Com a evolução dos acontecimentos, as Cortes de Lisboa se converteriam no mais importante órgão do governo revolucionário lusitano. Compostas de 205 cadeiras, das quais 75 deveriam ser preenchidas por representantes do Brasil, as Cortes contavam com esmagadora maioria de deputados delegados portugueses.

A revolução queria recolonizar o Brasil
No Brasil, a notícia da Revolução do Porto foi recebida com entusiasmo. Entretanto, a partir de janeiro de 1821, quando as Cortes começaram a se reunir, ficava cada vez mais claro para os brasileiros que a política do novo governo de Lisboa nada tinha de inovadora em relação ao Brasil.
As Cortes, na verdade, faziam parte do projeto da burguesia comercial portuguesa, interessada em estabelecer uma monarquia constitucional em Portugal. Mas, em relação ao Brasil, a intenção era desfazer a situação de relativa independência alcançada pela ex-colônia sob o governo de dom João VI e restaurar o monopólio português do comércio brasileiro.
Para começar, as Cortes determinaram o regresso de dom João VI a Portugal. Em abril de 1821, o rei voltou para a Europa, deixando em seu lugar o príncipe regente, dom Pedro. (Veremos esse assunto com mais profundidade em outra  postagem deste blogue.)

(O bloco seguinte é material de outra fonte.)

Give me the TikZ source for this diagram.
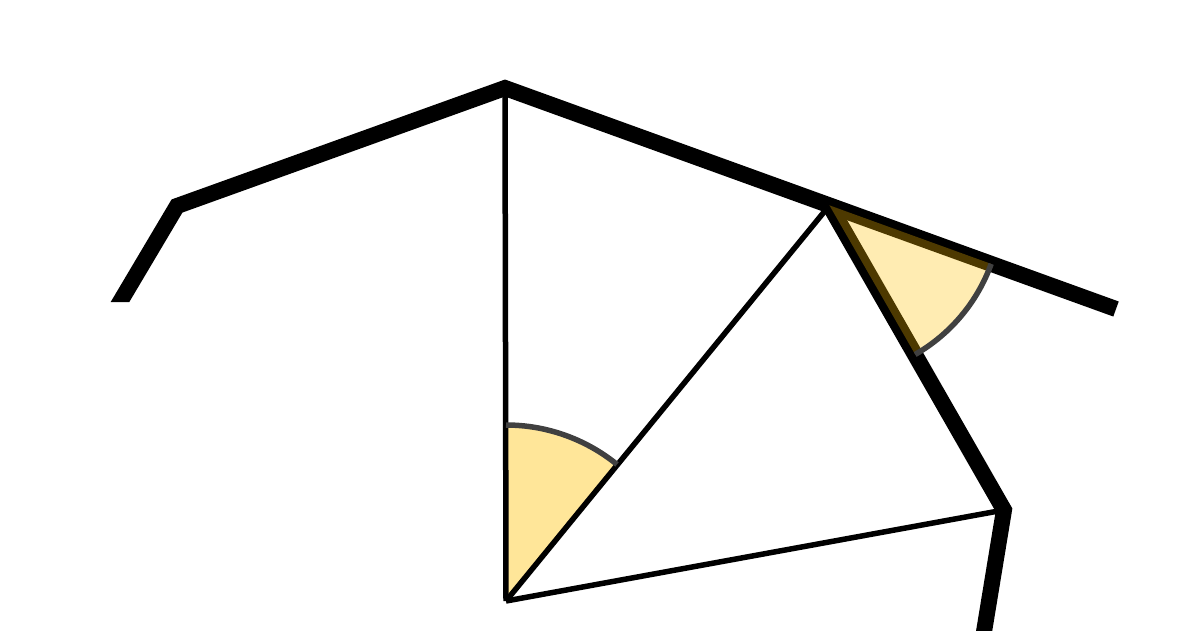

Em seguida, as Cortes subordinaram todas as províncias brasileiras ao comando direto de Lisboa, como se não existisse governo no Rio de Janeiro. Além disso, fecharam diversos órgãos públicos instalados no Brasil, favoreceram os comerciantes portugueses com o restabelecimento de privilégios no comércio brasileiro e passaram a fazer pressão para que o príncipe regente voltasse para Portugal. Com essa política, as Cortes pretendiam mesmo era recolonizar o Brasil.